From Casetext: Smarter Legal Research

People v. Jackson

Appellate Division of the Supreme Court of the State of New York
May 25, 2021
194 A.D.3d 622 (N.Y. App. Div. 2021)

Opinion

13909 Ind. No. 2872/12 Case No. 2015-944

05-25-2021

The PEOPLE of the State of New York, Respondent, v. Ronald JACKSON, Defendant–Appellant.

Robert S. Dean, Center for Appellate Litigation, New York (Matthew Bova of counsel), for appellant. Cyrus R. Vance, Jr., District Attorney, New York (Sheila O'Shea of counsel), for respondent.


Robert S. Dean, Center for Appellate Litigation, New York (Matthew Bova of counsel), for appellant.

Cyrus R. Vance, Jr., District Attorney, New York (Sheila O'Shea of counsel), for respondent.

Renwick, J.P., Gische, Webber, Scarpulla, JJ.

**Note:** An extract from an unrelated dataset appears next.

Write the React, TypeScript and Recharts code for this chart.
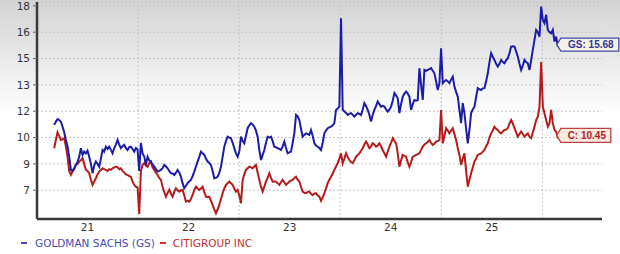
import React from "react";
import { LineChart, Line, XAxis, YAxis, CartesianGrid, ReferenceLine, Legend } from "recharts";

// Price/earnings ratio, sampled roughly every 6 days from early Sep 2020 to late Aug 2025
const startYear = 2020.67;
const stepYears = 0.0165;

const gsValues = [
  11.22, 11.4, 11.55, 11.5, 11.4, 11.12, 10.8, 10.36, 10.0, 9.41, 8.66, 8.6,
  8.75, 8.94, 9.1, 9.4, 9.89, 9.51, 9.7, 9.6, 9.75, 9.41, 9.0, 8.47,
  8.9, 9.13, 9.0, 8.84, 9.3, 9.79, 9.7, 9.98, 9.85, 9.98, 9.8, 9.6,
  9.9, 10.1, 10.36, 10.1, 9.89, 10.0, 10.08, 9.9, 9.79, 9.95, 9.98, 9.85,
  9.7, 9.9, 9.83, 8.6, 10.2, 9.6, 9.41, 8.94, 9.41, 9.2, 9.13, 8.95,
  8.84, 8.7, 8.56, 8.6, 8.66, 8.75, 8.94, 8.85, 8.75, 8.6, 8.47, 8.45,
  8.37, 8.5, 8.66, 8.5, 8.27, 7.9, 7.61, 7.75, 7.9, 8.0, 8.09, 8.3,
  8.56, 8.85, 9.13, 9.4, 9.7, 9.6, 9.51, 9.3, 9.13, 9.05, 8.94, 8.6,
  8.18, 8.2, 8.27, 8.5, 8.84, 9.4, 9.98, 10.3, 10.55, 10.5, 10.46, 10.2,
  9.89, 9.6, 9.41, 9.7, 10.55, 10.3, 10.17, 10.6, 11.03, 11.2, 11.32, 11.25,
  11.12, 10.9, 10.55, 9.79, 9.22, 9.5, 9.79, 10.2, 10.55, 10.5, 10.55, 10.3,
  9.98, 9.95, 9.89, 9.85, 9.79, 10.0, 10.27, 9.9, 9.6, 9.65, 9.7, 10.2,
  10.74, 11.79, 11.7, 11.5, 11.0, 10.55, 10.65, 10.74, 10.7, 10.65, 10.93, 10.6,
  10.17, 10.05, 9.98, 9.9, 9.79, 10.2, 10.74, 10.9, 11.03, 11.08, 11.12, 11.2,
  11.32, 12.07, 12.15, 12.26, 17.3, 12.1, 11.98, 11.9, 11.79, 11.85, 11.89, 11.8,
  11.69, 11.8, 11.89, 11.85, 11.79, 12.1, 12.46, 12.3, 12.07, 11.8, 11.41, 11.8,
  12.07, 12.3, 12.55, 12.4, 12.26, 12.3, 12.26, 12.1, 11.98, 12.1, 12.26, 12.6,
  13.03, 12.9, 12.74, 11.89, 12.4, 12.83, 13.0, 13.12, 13.0, 12.83, 12.07, 12.4,
  12.64, 12.6, 12.64, 14.45, 13.5, 12.64, 14.35, 14.3, 14.35, 14.4, 14.45, 14.3,
  14.16, 13.7, 13.21, 13.6, 15.59, 13.6, 13.7, 13.78, 13.7, 13.6, 13.8, 13.97,
  13.4, 13.1, 12.83, 12.07, 11.32, 12.46, 11.89, 11.0, 10.17, 10.93, 11.89, 12.1,
  12.26, 12.8, 13.31, 13.25, 13.21, 13.3, 13.31, 13.7, 14.16, 14.8, 15.3, 15.1,
  14.92, 14.7, 14.54, 14.7, 14.92, 14.8, 14.73, 14.9, 15.02, 15.3, 15.68, 15.7,
  15.68, 15.4, 15.11, 14.7, 14.35, 14.6, 14.92, 14.8, 14.73, 14.35, 14.9, 15.49,
  16.06, 16.63, 16.5, 16.25, 17.96, 17.2, 17.01, 17.49, 16.63, 16.5, 16.44, 16.63,
  15.97, 16.25, 15.68,
];

const cValues = [
  9.89, 10.36, 10.8, 10.6, 10.36, 10.4, 10.46, 10.0, 9.41, 8.6, 8.37, 8.56,
  8.7, 8.94, 9.0, 9.13, 9.2, 9.32, 9.0, 8.66, 8.6, 8.47, 8.1, 7.8,
  8.0, 8.18, 8.4, 8.56, 8.65, 8.75, 8.7, 8.66, 8.6, 8.7, 8.66, 8.75,
  8.8, 8.84, 8.8, 8.7, 8.75, 8.6, 8.5, 8.4, 8.37, 8.3, 8.27, 8.0,
  7.8, 7.7, 7.65, 6.15, 8.6, 8.94, 9.04, 8.9, 8.84, 9.04, 9.13, 8.8,
  8.66, 8.5, 8.37, 8.2, 8.09, 7.7, 7.4, 7.13, 7.35, 7.52, 7.3, 7.13,
  7.4, 7.61, 7.5, 7.42, 7.5, 7.52, 7.2, 6.85, 6.9, 6.85, 7.0, 7.23,
  7.5, 7.7, 7.6, 7.52, 7.6, 7.7, 7.4, 7.13, 7.1, 7.13, 6.9, 6.66,
  6.4, 6.19, 6.4, 6.66, 7.0, 7.33, 7.6, 7.8, 7.9, 7.99, 7.9, 7.8,
  7.6, 7.42, 7.52, 7.2, 6.76, 8.09, 8.4, 8.66, 8.75, 8.84, 8.8, 8.75,
  8.85, 8.94, 8.5, 8.09, 7.7, 7.42, 7.7, 7.99, 8.2, 8.47, 8.2, 7.99,
  8.0, 7.99, 7.9, 7.8, 7.95, 8.09, 7.95, 7.8, 7.9, 7.99, 8.05, 8.09,
  8.2, 8.27, 8.1, 7.99, 7.7, 7.42, 7.35, 7.33, 7.4, 7.42, 7.3, 7.23,
  7.3, 7.33, 7.2, 7.13, 6.9, 7.1, 7.33, 7.6, 7.9, 8.1, 8.27, 8.45,
  8.66, 8.85, 9.04, 9.3, 9.6, 9.04, 9.3, 9.6, 9.4, 9.22, 9.1, 9.04,
  9.2, 9.41, 9.5, 9.6, 9.75, 9.89, 10.1, 10.27, 10.1, 9.89, 10.0, 10.17,
  10.1, 9.98, 10.05, 10.17, 10.0, 9.79, 9.6, 9.41, 9.7, 9.98, 10.2, 10.46,
  10.3, 10.17, 9.6, 8.84, 9.2, 9.51, 9.45, 9.41, 9.1, 8.84, 9.1, 9.41,
  9.45, 9.51, 9.55, 9.6, 9.8, 9.98, 10.1, 10.17, 10.25, 10.36, 10.2, 10.08,
  10.15, 10.27, 10.3, 10.36, 12.07, 10.17, 10.6, 11.03, 10.9, 10.74, 10.9, 11.03,
  10.7, 10.36, 9.9, 9.51, 8.94, 9.3, 9.6, 8.6, 7.7, 8.1, 8.47, 8.8,
  9.13, 9.3, 9.51, 9.55, 9.6, 9.7, 9.79, 10.0, 10.17, 10.5, 10.74, 10.9,
  11.12, 11.0, 10.93, 10.8, 10.74, 10.85, 10.93, 10.95, 11.03, 11.3, 11.5, 11.3,
  11.03, 10.8, 10.55, 10.7, 10.84, 10.7, 10.55, 10.65, 10.74, 10.55, 10.46, 10.8,
  11.12, 11.5, 11.69, 12.26, 14.8, 12.26, 11.89, 11.5, 11.12, 11.32, 12.07, 11.32,
  10.93, 10.84, 10.45,
];

const xTicks = [2021, 2022, 2023, 2024, 2025];
const midYearLines = [2021.5, 2022.5, 2023.5, 2024.5, 2025.5];
const yTicks = [7.5, 9, 10.5, 12, 13.5, 15, 16.5, 18];

const gsName = "GOLDMAN SACHS (GS)";
const cName = "CITIGROUP INC";
const gsTag = "GS";
const cTag = "C";

const data = gsValues.map((v, i) => ({
  t: startYear + i * stepYears,
  gs: v,
  c: cValues[i],
}));
const lastIndex = data.length - 1;

const GS_COLOR = "#1c1ca8";
const C_COLOR = "#b41c1c";
const FONT = "'DejaVu Sans', Verdana, sans-serif";

function makeEndLabel(
  tag: string,
  value: number,
  border: string,
  fill: string,
  textColor: string,
  boxW: number,
  boxH: number,
  dy: number
) {
  return (props: any) => {
    if (props.index !== lastIndex) return <g />;
    const x0 = props.x - 1;
    const yc = props.y + dy;
    const xl = x0 + 4;
    const xr = x0 + 4 + boxW;
    const yt = yc - boxH / 2;
    const yb = yc + boxH / 2;
    const d = `M${x0},${yc} L${xl},${yt} L${xr},${yt} L${xr},${yb} L${xl},${yb} Z`;
    return (
      <g>
        <path d={d} fill={fill} stroke={border} strokeWidth={1.3} />
        <text
          x={(xl + xr) / 2 + 1}
          y={yc}
          dy="0.36em"
          textAnchor="middle"
          fontFamily="'Liberation Sans', Arial, sans-serif"
          fontWeight="bold"
          fontSize={10}
          fill={textColor}
        >
          {`${tag}: ${value.toFixed(2)}`}
        </text>
      </g>
    );
  };
}

const renderLegend = () => (
  <div
    style={{
      display: "flex",
      alignItems: "center",
      fontFamily: FONT,
      fontSize: "10.5px",
      whiteSpace: "nowrap",
      lineHeight: "14px",
    }}
  >
    <span style={{ display: "inline-block", width: 6, height: 2, background: "#4a4ab4", marginRight: 8 }} />
    <span style={{ color: "#4a4ab4" }}>{gsName}</span>
    <span style={{ display: "inline-block", width: 6, height: 2, background: "#c83030", marginLeft: 5, marginRight: 7 }} />
    <span style={{ color: "#c83030" }}>{cName}</span>
  </div>
);

export default function App() {
  return (
    <div
      style={{
        position: "absolute",
        left: 0,
        top: 0,
        width: 620,
        height: 254,
        background: "linear-gradient(to bottom, #d3d3d3 0px, #ffffff 115px)",
      }}
    >
      <LineChart
        width={620}
        height={254}
        data={data}
        margin={{ top: 2, right: 18, bottom: 5, left: 0 }}
      >
        <CartesianGrid
          horizontal={true}
          vertical={false}
          stroke="#c4c4c4"
          strokeDasharray="2 2"
        />
        {midYearLines.map((v) => (
          <ReferenceLine key={v} x={v} stroke="#c4c4c4" strokeDasharray="2 2" />
        ))}
        <XAxis
          dataKey="t"
          type="number"
          domain={[2020.5, 2026.09]}
          ticks={xTicks}
          tickFormatter={(v: number) => String(v).slice(2)}
          allowDataOverflow
          height={30}
          tickLine={false}
          tickSize={0}
          tickMargin={5}
          axisLine={{ stroke: "#3a3a3a", strokeWidth: 2.5 }}
          tick={{ fontSize: 10.5, fill: "#333", fontFamily: FONT }}
        />
        <YAxis
          type="number"
          domain={[5.86, 18.22]}
          ticks={yTicks}
          allowDataOverflow
          tickFormatter={(v: number) => String(Math.floor(v))}
          width={37}
          tickSize={4}
          tickMargin={3}
          tickLine={{ stroke: "#666" }}
          axisLine={{ stroke: "#3a3a3a", strokeWidth: 2.5 }}
          tick={{ fontSize: 10.5, fill: "#333", fontFamily: FONT }}
        />
        <Legend
          verticalAlign="bottom"
          align="left"
          content={renderLegend}
          wrapperStyle={{ position: "absolute", left: 21, top: 236, width: 320, height: 0 }}
        />
        <Line
          type="linear"
          dataKey="c"
          name={cName}
          stroke={C_COLOR}
          strokeWidth={2}
          dot={false}
          isAnimationActive={false}
          label={makeEndLabel(cTag, cValues[cValues.length - 1], "#c04040", "#f9e9df", "#b02020", 50, 14, -3)}
        />
        <Line
          type="linear"
          dataKey="gs"
          name={gsName}
          stroke={GS_COLOR}
          strokeWidth={2}
          dot={false}
          isAnimationActive={false}
          label={makeEndLabel(gsTag, gsValues[gsValues.length - 1], "#4848a8", "#f3f3e4", "#35359a", 58, 13, -2)}
        />
      </LineChart>
    </div>
  );
}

Judgment, Supreme Court, New York County (Laura A. Ward, J.), rendered April 8, 2014, convicting defendant, after a jury trial, of auto stripping in the first degree, criminal mischief in the third degree (six counts), criminal mischief in the fourth degree (three counts), and possession of burglar's tools, and sentencing him, as a second felony offender, to an aggregate term of 12 to 24 years, unanimously reversed, on the law and the facts and as a matter of discretion in the interest of justice, the conviction on count four (criminal mischief in the third degree) vacated, that count dismissed, the auto stripping count reduced to auto stripping in the second degree, and the matter remanded for a new trial on that count and the remaining counts.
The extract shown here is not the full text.